Uma das alternativas que devem ser apresentadas no documento final é em relação a medidas para reduzir as emissões de gases de efeito estufa. Na COP28, uma das principais alternativas apresentadas é a diminuição do uso de combustíveis fósseis, principalmente para geração de energia.
Durante o encontro deste ano, as organizações da sociedade civil e líderes ambientais se concentraram no debate sobre o fim da exploração de petróleo e o uso de energias renováveis, como eólica e solar.
Camila Jardim, especialista de políticas internacionais do Greenpeace Brasil, enfatiza que o esboço apresentado nesta segunda coloca como uma alternativa à eliminação ou não dos combustíveis fósseis e o investimento em energias renováveis. Para ela, essa discussão não deve aparecer como uma alternativa e sim como algo obrigatório e urgente.
“A gente não tem escolha, não é uma escolha eliminar os combustíveis fósseis, não é possível fazer essa escolha, ela é imperativa e o acordo ele simplesmente não reflete nem as discussões que a gente teve aqui [em Dubai], nem a necessidade do que do que assim se apresenta que é necessário”, salienta Camila Jardim.
Além de ignorar as demandas da sociedade civil ao não promover um acordo global pelo fim progressivo dos combustíveis fósseis, o texto também é especialmente frustrante aos países em desenvolvimento por não oferecer os meios de implementação, como previsão de financiamento, para que estes tenham condições de promover sua transição energética.
A especialista do Greenpeace destaca a importância do acordo global para adaptação climática, que também está na mesa de negociações da COP28. Ela ressalta a necessidade de repasse de recursos para os países em desenvolvimento que não possuem dinheiro para investir em tecnologias que possam conter o avanço das mudanças climáticas.
“Esse acordo não andou, ele tá bastante travado. Os países que precisam assumir a responsabilidade, que são os países desenvolvidos, não estão se colocando nessa posição de responsabilidade. E aí a principal questão da justiça climática”, afirma Camila Jardim.
Mudanças climáticas: periferias são as mais afetadas em épocas de chuva
Andrew Deutz, diretor geral de política global e financiamento para conservação na The Nature Conservancy, aponta que a proposta para o texto final da COP28 não avançou nas discussões para eliminação dos combustíveis fósseis.

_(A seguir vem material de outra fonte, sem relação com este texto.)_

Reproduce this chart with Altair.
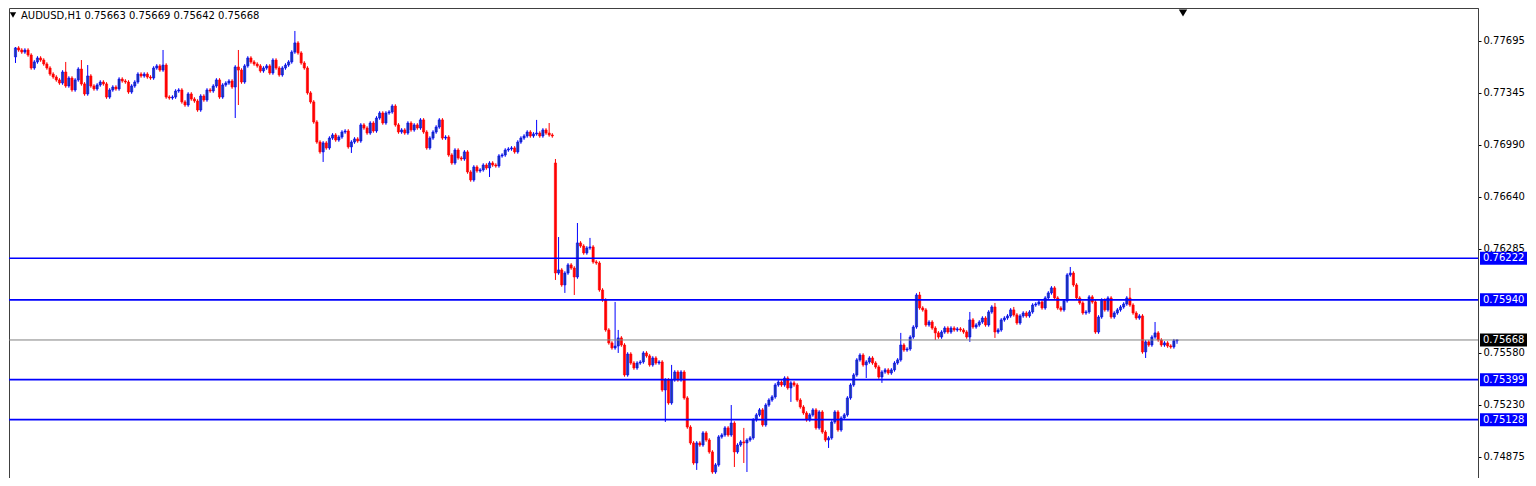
import altair as alt
import pandas as pd

# ---- data (AUDUSD, H1 candles) ----
first_open = 0.77587
closes = [
    0.77648, 0.77634, 0.77620, 0.77634, 0.77600, 0.77512, 0.77553, 0.77580, 0.77566, 0.77539,
    0.77512, 0.77471, 0.77451, 0.77431, 0.77410, 0.77485, 0.77390, 0.77444, 0.77363, 0.77431,
    0.77505, 0.77404, 0.77336, 0.77458, 0.77390, 0.77370, 0.77397, 0.77417, 0.77404, 0.77315,
    0.77363, 0.77383, 0.77370, 0.77437, 0.77424, 0.77417, 0.77349, 0.77390, 0.77417, 0.77471,
    0.77458, 0.77471, 0.77451, 0.77444, 0.77512, 0.77526, 0.77498, 0.77532, 0.77315, 0.77309,
    0.77315, 0.77356, 0.77363, 0.77282, 0.77261, 0.77336, 0.77302, 0.77288, 0.77227, 0.77322,
    0.77295, 0.77363, 0.77356, 0.77390, 0.77431, 0.77315, 0.77397, 0.77410, 0.77424, 0.77383,
    0.77519, 0.77498, 0.77417, 0.77526, 0.77580, 0.77553, 0.77539, 0.77526, 0.77492, 0.77512,
    0.77526, 0.77478, 0.77566, 0.77512, 0.77465, 0.77512, 0.77532, 0.77553, 0.77620, 0.77682,
    0.77614, 0.77546, 0.77512, 0.77343, 0.77282, 0.77146, 0.77010, 0.76943, 0.77004, 0.76970,
    0.77037, 0.77058, 0.77024, 0.77044, 0.77078, 0.77085, 0.76977, 0.77010, 0.77031, 0.77017,
    0.77126, 0.77105, 0.77071, 0.77139, 0.77085, 0.77173, 0.77207, 0.77139, 0.77207, 0.77214,
    0.77254, 0.77126, 0.77078, 0.77092, 0.77071, 0.77139, 0.77092, 0.77126, 0.77105, 0.77160,
    0.77078, 0.76970, 0.77037, 0.77078, 0.77112, 0.77160, 0.77037, 0.77044, 0.76922, 0.76868,
    0.76956, 0.76902, 0.76895, 0.76943, 0.76807, 0.76753, 0.76841, 0.76814, 0.76821, 0.76854,
    0.76834, 0.76868, 0.76854, 0.76848, 0.76916, 0.76922, 0.76956, 0.76963, 0.76970, 0.76943,
    0.77010, 0.77037, 0.77051, 0.77078, 0.77051, 0.77065, 0.77071, 0.77051, 0.77092, 0.77071,
    0.77058, 0.77051, 0.76122, 0.76143, 0.76041, 0.76122, 0.76177, 0.76156, 0.76095, 0.76326,
    0.76305, 0.76258, 0.76292, 0.76299, 0.76197, 0.76190, 0.76007, 0.75939, 0.75736, 0.75648,
    0.75614, 0.75627, 0.75682, 0.75634, 0.75431, 0.75573, 0.75512, 0.75478, 0.75512, 0.75519,
    0.75580, 0.75560, 0.75499, 0.75546, 0.75512, 0.75519, 0.75329, 0.75397, 0.75241, 0.75397,
    0.75451, 0.75397, 0.75451, 0.75275, 0.75078, 0.74970, 0.74834, 0.74970, 0.74956, 0.75038,
    0.74990, 0.74909, 0.74773, 0.74821, 0.75011, 0.75024, 0.75072, 0.75024, 0.75105, 0.74909,
    0.74956, 0.74977, 0.74970, 0.74990, 0.75004, 0.75126, 0.75160, 0.75194, 0.75092, 0.75227,
    0.75261, 0.75282, 0.75363, 0.75383, 0.75363, 0.75410, 0.75343, 0.75377, 0.75363, 0.75261,
    0.75214, 0.75173, 0.75126, 0.75160, 0.75194, 0.75072, 0.75180, 0.75044, 0.74990, 0.75004,
    0.75112, 0.75180, 0.75058, 0.75139, 0.75160, 0.75275, 0.75363, 0.75431, 0.75533, 0.75566,
    0.75499, 0.75519, 0.75546, 0.75512, 0.75485, 0.75417, 0.75451, 0.75465, 0.75444, 0.75465,
    0.75512, 0.75533, 0.75634, 0.75600, 0.75607, 0.75688, 0.75756, 0.75973, 0.75885, 0.75872,
    0.75770, 0.75790, 0.75749, 0.75716, 0.75688, 0.75722, 0.75749, 0.75722, 0.75749, 0.75736,
    0.75743, 0.75736, 0.75722, 0.75688, 0.75804, 0.75756, 0.75770, 0.75790, 0.75817, 0.75770,
    0.75858, 0.75892, 0.75722, 0.75736, 0.75804, 0.75817, 0.75831, 0.75872, 0.75838, 0.75783,
    0.75831, 0.75851, 0.75831, 0.75858, 0.75905, 0.75912, 0.75926, 0.75885, 0.75953, 0.75987,
    0.76021, 0.75953, 0.75885, 0.75872, 0.75933, 0.76109, 0.76122, 0.76041, 0.75953, 0.75919,
    0.75851, 0.75858, 0.75960, 0.75926, 0.75722, 0.75824, 0.75939, 0.75872, 0.75953, 0.75824,
    0.75851, 0.75872, 0.75892, 0.75912, 0.75953, 0.75905, 0.75851, 0.75817, 0.75831, 0.75587,
    0.75655, 0.75634, 0.75688, 0.75716, 0.75668, 0.75634, 0.75648, 0.75627, 0.75621, 0.75663,
    0.75668,
]
# opens that differ from the previous close (weekend gap)
gap_opens = {172: 0.76868}
# candles whose high / low stick out clearly
extremes = {
    0: (0.77654, 0.77546), 16: (0.77553, None), 21: (0.77566, None), 23: (0.77532, None),
    47: (0.77634, None), 70: (None, 0.77173), 71: (0.77634, 0.77261), 89: (0.77763, None),
    98: (None, 0.76875), 107: (None, 0.76936), 151: (None, 0.76773), 166: (0.77160, None),
    170: (0.77139, None), 172: (0.76895, 0.76075), 173: (0.76366, None), 175: (None, 0.75987),
    178: (None, 0.75973), 179: (0.76461, None), 183: (0.76360, None), 191: (0.75926, None),
    192: (0.75736, 0.75580), 207: (None, 0.75112), 209: (0.75499, None), 217: (None, 0.74787),
    228: (0.75227, None), 229: (None, 0.74807), 232: (0.75072, 0.74834), 233: (None, 0.74773),
    247: (None, 0.75248), 259: (None, 0.74936), 271: (None, 0.75410), 276: (None, 0.75377),
    282: (0.75716, None), 288: (0.75994, None), 293: (None, 0.75668), 304: (0.75858, 0.75655),
    312: (0.75919, 0.75682), 318: (0.75892, None), 336: (0.76163, None), 355: (0.76021, None),
    360: (None, 0.75546), 363: (0.75790, None), 370: (0.75669, 0.75642),
}
typical_wick = 0.00012

levels = [0.76222, 0.75940, 0.75399, 0.75128]
bid = [0.75668]
axis_ticks = [0.77695, 0.77345, 0.76990, 0.76640, 0.76285, 0.75580, 0.75230, 0.74875]
header = "AUDUSD,H1  0.75663 0.75669 0.75642 0.75668"

# ---- build table ----
rows = []
prev = first_open
for i, c in enumerate(closes):
    o = gap_opens.get(i, prev)
    hi, lo = extremes.get(i, (None, None))
    if hi is None:
        hi = max(o, c) + typical_wick
    if lo is None:
        lo = min(o, c) - typical_wick
    hi = max(hi, o, c)
    lo = min(lo, o, c)
    top, bot = max(o, c), min(o, c)
    if top - bot < 0.00007:
        mid = (top + bot) / 2
        top, bot = mid + 0.000035, mid - 0.000035
    rows.append(dict(i=i, open=o, close=c, high=hi, low=lo, btop=top, bbot=bot,
                     dir="up" if c > o else "down"))
    prev = c
df = pd.DataFrame(rows)

W, H = 1469, 470
YMIN, YMAX = 0.747323, 0.779187
x_scale = alt.Scale(domain=[-0.4746, 464.28], nice=False, zero=False)
y_scale = alt.Scale(domain=[YMIN, YMAX], nice=False, zero=False)
dir_dom = ["up", "down"]

base = alt.Chart(df)
wicks = base.mark_rule(strokeWidth=1).encode(
    x=alt.X("i:Q", scale=x_scale, axis=None),
    y=alt.Y("low:Q", scale=y_scale,
            axis=alt.Axis(orient="right", values=axis_ticks, format=".5f", title=None, grid=False,
                          tickSize=3, labelPadding=2, domainColor="#404040", tickColor="#000000",
                          labelColor="#000000", labelFont="DejaVu Sans", labelFontSize=10)),
    y2="high:Q",
    color=alt.Color("dir:N", scale=alt.Scale(domain=dir_dom, range=["#0000FF", "#FF0000"]), legend=None),
)
bodies = base.mark_bar(size=2.2, strokeWidth=0.6).encode(
    x=alt.X("i:Q", scale=x_scale),
    y=alt.Y("bbot:Q", scale=y_scale),
    y2="btop:Q",
    fill=alt.Fill("dir:N", scale=alt.Scale(domain=dir_dom, range=["#1B3CA8", "#FF0000"]), legend=None),
    stroke=alt.Stroke("dir:N", scale=alt.Scale(domain=dir_dom, range=["#0000FF", "#FF0000"]), legend=None),
)

half = 6.5 / (H / (YMAX - YMIN))
lvl_df = pd.DataFrame({"price": levels})
bid_df = pd.DataFrame({"price": bid})


def price_line(d, colour, width, box_colour):
    line = alt.Chart(d).mark_rule(color=colour, strokeWidth=width).encode(
        y=alt.Y("price:Q", scale=y_scale))
    box = alt.Chart(d).transform_calculate(
        ytop=f"datum.price + {half}", ybot=f"datum.price - {half}"
    ).mark_rect(color=box_colour).encode(
        x=alt.value(W + 2), x2=alt.value(W + 49),
        y=alt.Y("ytop:Q", scale=y_scale), y2="ybot:Q")
    txt = alt.Chart(d).mark_text(align="left", baseline="middle", font="DejaVu Sans",
                                 fontSize=10, color="#FFFFFF").encode(
        x=alt.value(W + 5), y=alt.Y("price:Q", scale=y_scale),
        text=alt.Text("price:Q", format=".5f"))
    return [line, box, txt]


hdr = pd.DataFrame({"t": [header]})
head_text = alt.Chart(hdr).mark_text(align="left", baseline="middle", font="DejaVu Sans",
                                      fontSize=10, color="#000000").encode(
    x=alt.value(12), y=alt.value(8), text="t:N")
head_tri = alt.Chart(hdr).mark_point(shape="triangle-down", filled=True, size=40,
                                     color="#000000", opacity=1).encode(
    x=alt.value(4), y=alt.value(7))
shift_tri = alt.Chart(hdr).mark_point(shape="triangle-down", filled=True, size=70,
                                      color="#000000", opacity=1).encode(
    x=alt.value(1174), y=alt.value(5))

layers = [wicks, bodies]
layers += price_line(lvl_df, "#0000FF", 1.6, "#0000FF")
layers += price_line(bid_df, "#808080", 1.0, "#000000")
layers += [head_text, head_tri, shift_tri]

chart = alt.layer(*layers).properties(
    width=W, height=H, padding=0, background="#FFFFFF"
).configure_view(stroke="#404040", strokeWidth=1)

chart.save("out.html", embed_options={"renderer": "svg", "actions": False})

“O novo texto parece ser uma tentativa inteligente de reformular a questão mais controversa – mas na ausência de metas claras sobre quanto e quando a produção e o consumo de combustíveis fósseis serão reduzidos, não avançamos muito além dos apelos anteriores para a sua eliminação gradual”, aponta Andrew Deutz.
“À medida que as conversas prosseguem, percebemos que foram feitos alguns progressos em questões como soluções baseadas na natureza, sistemas alimentares resilientes, adaptação e resiliência baseadas nos oceanos e metas para parar e reverter o desmatamento até 2030 – mas ainda precisamos de mais avanços para garantir que os países maximizem a contribuição da natureza para os esforços climáticos”, completa o representante da The Nature Conservancy
Participação de Lula
A proposta do presidente Lula de reposicionar a liderança do Brasil na agenda ambiental durante a passagem dele pela COP28, nesse fim de semana, acabou ofuscada pelo anúncio de adesão do país à Organização dos Países Exportadores de Petróleo e Aliados (Opep+) e, também, por críticas do presidente francês, Emannuel Macron, sobre o acordo Mercosul-União Europeia (UE).

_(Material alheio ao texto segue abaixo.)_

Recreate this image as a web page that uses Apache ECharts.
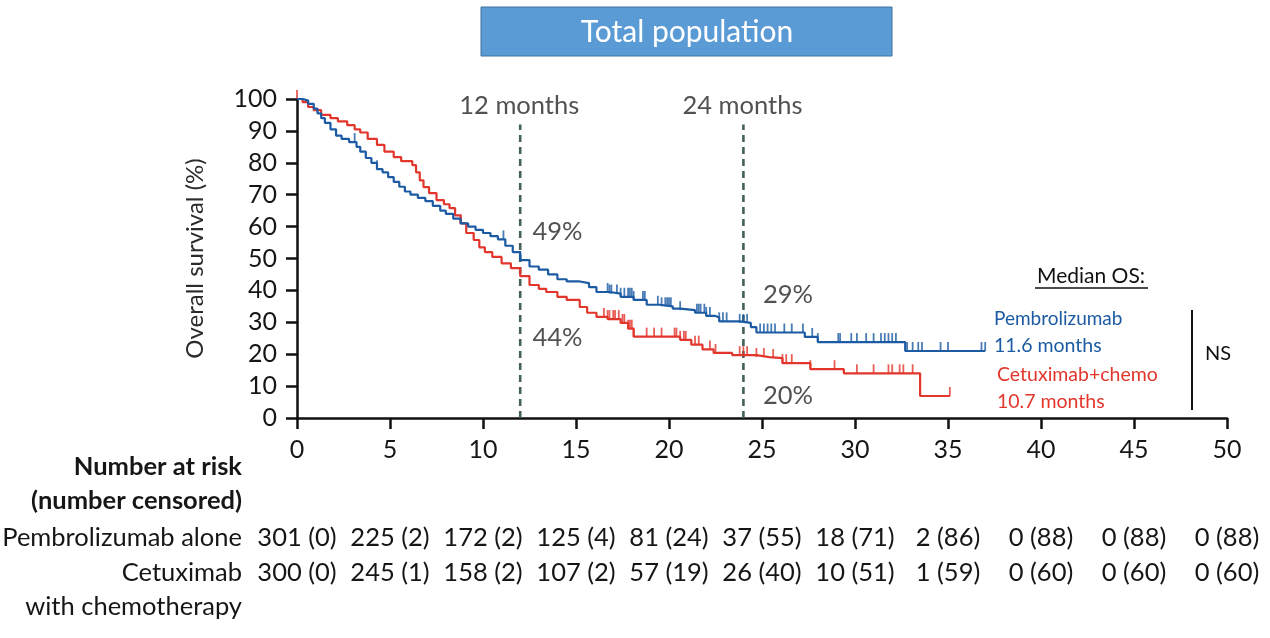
<!DOCTYPE html>
<html>
<head>
<meta charset="utf-8">
<script src="https://cdn.jsdelivr.net/npm/echarts@6/dist/echarts.min.js"></script>
<style>
html,body{margin:0;padding:0;background:#fff;}
#chart{width:1270px;height:638px;}
</style>
</head>
<body>
<div id="chart"></div>
<script>
// ---- Data ----
const xTicks = [0,5,10,15,20,25,30,35,40,45,50];

// Kaplan-Meier curves: [months, overall survival %]
const pembroCurve = [
  [0,100],[0.3,99.5],[0.6,98.5],[0.9,97],[1.1,95.5],[1.3,94],[1.5,92.5],[1.8,90.5],[2.1,88.5],[2.4,87.5],
  [2.8,86.5],[3.2,85],[3.4,83.5],[3.7,81.5],[4.0,80],[4.3,78],[4.6,77],[4.9,75.5],[5.2,74],[5.5,72.5],
  [5.8,71],[6.1,70],[6.5,69],[6.9,68],[7.3,66.5],[7.7,65],[8.0,64],[8.4,62.5],[8.8,61],[9.2,60],
  [9.6,59],[10.0,58],[10.4,57],[10.8,56],[11.2,54],[11.6,52],[12.0,49.5],[12.5,47.5],[13.0,46.5],[13.5,45],
  [14.0,43.5],[14.5,42.8],[15.2,42.3],[15.7,41],[16.1,39.5],[16.8,39],[17.4,38],[18.1,37],[18.8,35.5],[19.5,35],
  [20.2,34.3],[20.6,33.8],[21.4,33],[22.0,32],[22.5,31.5],[22.7,30.3],[23.8,29.8],[24.4,28.5],[24.7,26.8],[27.3,25.4],
  [28.0,23.8],[32.7,21],[37.0,21]
];
const cetuxCurve = [
  [0,100],[0.3,99],[0.6,97.5],[0.9,96.5],[1.3,95],[1.8,94],[2.2,93],[2.7,91.8],[3.1,90.5],[3.4,89.5],
  [3.8,87.5],[4.3,85.6],[4.7,83.5],[5.2,81.8],[5.6,80.5],[6.2,79.3],[6.4,77],[6.6,74.5],[6.8,72.4],[7.1,70.5],
  [7.5,68.3],[7.9,67],[8.2,65.8],[8.5,63.5],[8.8,61],[9.1,58],[9.5,55.8],[9.8,53.5],[10.1,52],[10.5,50.5],
  [11.0,48.5],[11.5,47],[12.0,44.5],[12.5,41.7],[13.0,40.5],[13.4,39.5],[14.0,38],[14.5,37],[15.2,34.8],[15.6,33],
  [16.1,31.7],[16.7,31],[17.4,29.8],[17.8,28],[18.1,25.5],[20.6,24.5],[21.2,23],[21.8,21.5],[22.4,20.4],[23.4,19.7],
  [24.7,19.1],[25.4,18.8],[26.1,17.2],[27.6,15.3],[29.4,14],[33.5,6.9],[35.1,6.9]
];

// Censoring times (months)
const pembroCensor = [3.1,4.3,11.1,12.0,16.7,16.8,16.9,17.2,17.4,17.6,17.8,17.9,18.0,18.1,18.6,18.7,19.4,19.6,19.8,19.9,
  20.0,20.1,20.6,21.5,21.6,21.7,21.9,22.0,22.2,22.7,22.9,23.1,23.8,24.0,24.2,24.9,25.1,25.3,25.5,25.7,26.2,26.6,27.2,
  27.7,28.0,29.1,29.2,29.8,30.1,30.6,31.0,31.4,31.6,31.8,32.0,32.2,32.8,33.1,33.4,33.6,34.6,35.0,36.8,37.0];
const cetuxCensor = [0,8.8,16.5,16.7,16.8,17.0,17.1,17.3,17.5,17.6,17.8,17.9,18.0,18.1,18.8,19.2,19.6,20.3,20.4,20.6,
  20.8,20.9,21.4,21.6,22.2,22.5,23.8,24.0,24.2,24.7,25.1,25.6,26.1,26.3,26.6,27.6,28.9,30.1,31.0,31.8,32.0,32.4,32.6,
  33.1,35.1];

// Number at risk (number censored)
const pembroAtRisk   = [301,225,172,125,81,37,18,2,0,0,0];
const pembroCensored = [0,2,2,4,24,55,71,86,88,88,88];
const cetuxAtRisk    = [300,245,158,107,57,26,10,1,0,0,0];
const cetuxCensored  = [0,1,2,2,19,40,51,59,60,60,60];

// Landmark annotations
const landmarkMonths = [12,24];
const landmarkLabels = ['12 months','24 months'];
const pembroLandmarkPct = ['49%','29%'];
const cetuxLandmarkPct  = ['44%','20%'];

// ---- Chart ----
const BLUE = '#1c5ba3';
const RED = '#e2362c';
const DASH = '#44615a';
const FONT = 'Lato';
const TXT = '#161616';

function survivalAt(curve, t){
  let v = curve[0][1];
  for (const p of curve){ if (p[0] <= t) v = p[1]; else break; }
  return v;
}

const chart = echarts.init(document.getElementById('chart'), null, {renderer:'canvas'});

function riskAxis(atRisk, cens, offset){
  return {
    type:'value', gridIndex:0, position:'bottom', offset: offset,
    min:0, max:50, interval:5,
    axisLine:{show:false}, axisTick:{show:false}, splitLine:{show:false},
    axisLabel:{
      show:true, margin:7, fontFamily:FONT, fontSize:25.5, color:TXT,
      showMinLabel:true, showMaxLabel:true,
      formatter: v => { const i = xTicks.indexOf(v); return i < 0 ? '' : atRisk[i] + ' (' + cens[i] + ')'; }
    }
  };
}

const annotData = [];
landmarkMonths.forEach((m,i)=>{
  annotData.push({value:[m - 0.05, 97.8], name: landmarkLabels[i]});
});
annotData.push({value:[14.0, 58.3], name: pembroLandmarkPct[0]});
annotData.push({value:[14.0, 25.1], name: cetuxLandmarkPct[0]});
annotData.push({value:[26.4, 38.6], name: pembroLandmarkPct[1]});
annotData.push({value:[26.4, 6.9],  name: cetuxLandmarkPct[1]});

const dashSeries = landmarkMonths.map(m => ({
  type:'line', xAxisIndex:0, yAxisIndex:0, silent:true, symbol:'none',
  data:[[m,0],[m,92]],
  lineStyle:{color:DASH, width:2.6, type:[7,5]},
  z:1
}));

const option = {
  animation:false,
  backgroundColor:'#ffffff',
  grid:{left:297, right:43, top:99, bottom:220, containLabel:false},
  xAxis:[
    {
      type:'value', min:0, max:50, interval:5, position:'bottom',
      axisLine:{show:true, onZero:false, lineStyle:{color:'#111', width:2.5}},
      axisTick:{show:true, length:11, lineStyle:{color:'#111', width:2.5}},
      splitLine:{show:false},
      axisLabel:{margin:19, fontFamily:FONT, fontSize:25, color:TXT, showMinLabel:true, showMaxLabel:true}
    },
    riskAxis(pembroAtRisk, pembroCensored, 100),
    riskAxis(cetuxAtRisk, cetuxCensored, 135)
  ],
  yAxis:{
    type:'value', min:0, max:100, interval:10,
    name:'Overall survival (%)', nameLocation:'middle', nameGap:90, nameRotate:90,
    nameTextStyle:{fontFamily:FONT, fontSize:24, color:'#2b2b2b'},
    axisLine:{show:true, lineStyle:{color:'#111', width:2.5}},
    axisTick:{show:true, length:11, lineStyle:{color:'#111', width:2.5}},
    splitLine:{show:false},
    axisLabel:{margin:20, fontFamily:FONT, fontSize:25, color:TXT}
  },
  series:[
    ...dashSeries,
    {
      name:'Pembrolizumab', type:'line', step:'end', symbol:'none',
      data: pembroCurve, lineStyle:{color:BLUE, width:2.2}, z:3
    },
    {
      name:'Cetuximab+chemo', type:'line', step:'end', symbol:'none',
      data: cetuxCurve, lineStyle:{color:RED, width:2.2}, z:2
    },
    {
      type:'scatter', symbol:'rect', symbolSize:[1.8,9], symbolOffset:[0,-4.5],
      itemStyle:{color:BLUE}, z:3,
      data: pembroCensor.map(t => [t, survivalAt(pembroCurve, t)])
    },
    {
      type:'scatter', symbol:'rect', symbolSize:[1.8,9], symbolOffset:[0,-4.5],
      itemStyle:{color:RED}, z:2,
      data: cetuxCensor.map(t => [t, survivalAt(cetuxCurve, t)])
    },
    {
      type:'scatter', symbolSize:0, silent:true, z:5,
      data: annotData,
      label:{show:true, position:'inside', formatter: p => p.name,
        fontFamily:FONT, fontSize:25.5, color:'#262626'}
    }
  ],
  graphic:[
    {type:'rect', shape:{x:481, y:7, width:411, height:49},
      style:{fill:'#5b9bd5', stroke:'#41719c', lineWidth:1}},
    {type:'text', x:687, y:32, style:{text:'Total population', fill:'#ffffff',
      font:'30px Lato', textAlign:'center', textVerticalAlign:'middle'}},

    {type:'text', x:1091, y:276, style:{text:'Median OS:', fill:'#111', font:'21px Lato',
      textAlign:'center', textVerticalAlign:'middle'}},
    {type:'line', shape:{x1:1035, y1:288, x2:1148, y2:288}, style:{stroke:'#111', lineWidth:1.5}},
    {type:'text', x:994, y:319, style:{text:'Pembrolizumab', fill:BLUE, font:'19px Lato', textVerticalAlign:'middle'}},
    {type:'text', x:994, y:346, style:{text:'11.6 months', fill:BLUE, font:'19.5px Lato', textVerticalAlign:'middle'}},
    {type:'text', x:997, y:375, style:{text:'Cetuximab+chemo', fill:RED, font:'19.5px Lato', textVerticalAlign:'middle'}},
    {type:'text', x:997, y:402, style:{text:'10.7 months', fill:RED, font:'19.5px Lato', textVerticalAlign:'middle'}},
    {type:'line', shape:{x1:1192, y1:310, x2:1192, y2:410}, style:{stroke:'#111', lineWidth:2}},
    {type:'text', x:1205, y:354, style:{text:'NS', fill:'#111', font:'20px Lato', textVerticalAlign:'middle'}},

    {type:'text', x:242, y:467, style:{text:'Number at risk', fill:TXT, font:'bold 25.5px Lato',
      textAlign:'right', textVerticalAlign:'middle'}},
    {type:'text', x:242, y:501, style:{text:'(number censored)', fill:TXT, font:'bold 25.5px Lato',
      textAlign:'right', textVerticalAlign:'middle'}},
    {type:'text', x:242, y:538, style:{text:'Pembrolizumab alone', fill:TXT, font:'25.5px Lato',
      textAlign:'right', textVerticalAlign:'middle'}},
    {type:'text', x:242, y:573, style:{text:'Cetuximab', fill:TXT, font:'25.5px Lato',
      textAlign:'right', textVerticalAlign:'middle'}},
    {type:'text', x:242, y:607, style:{text:'with chemotherapy', fill:TXT, font:'25.5px Lato',
      textAlign:'right', textVerticalAlign:'middle'}}
  ]
};
chart.setOption(option);
</script>
</body>
</html>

O presidente Lula retornou à conferência do clima como chefe de Estado em posição de destaque, devido à redução significativa dos índices de desmatamento e ao alinhamento em defesa dos povos indígenas e de outras comunidades tradicionais.
Anfitrião da COP30, na Amazônia, ele foi convidado a discursar na abertura da cúpula de líderes e tomou o palco logo após o secretário-geral da ONU, António Guterres.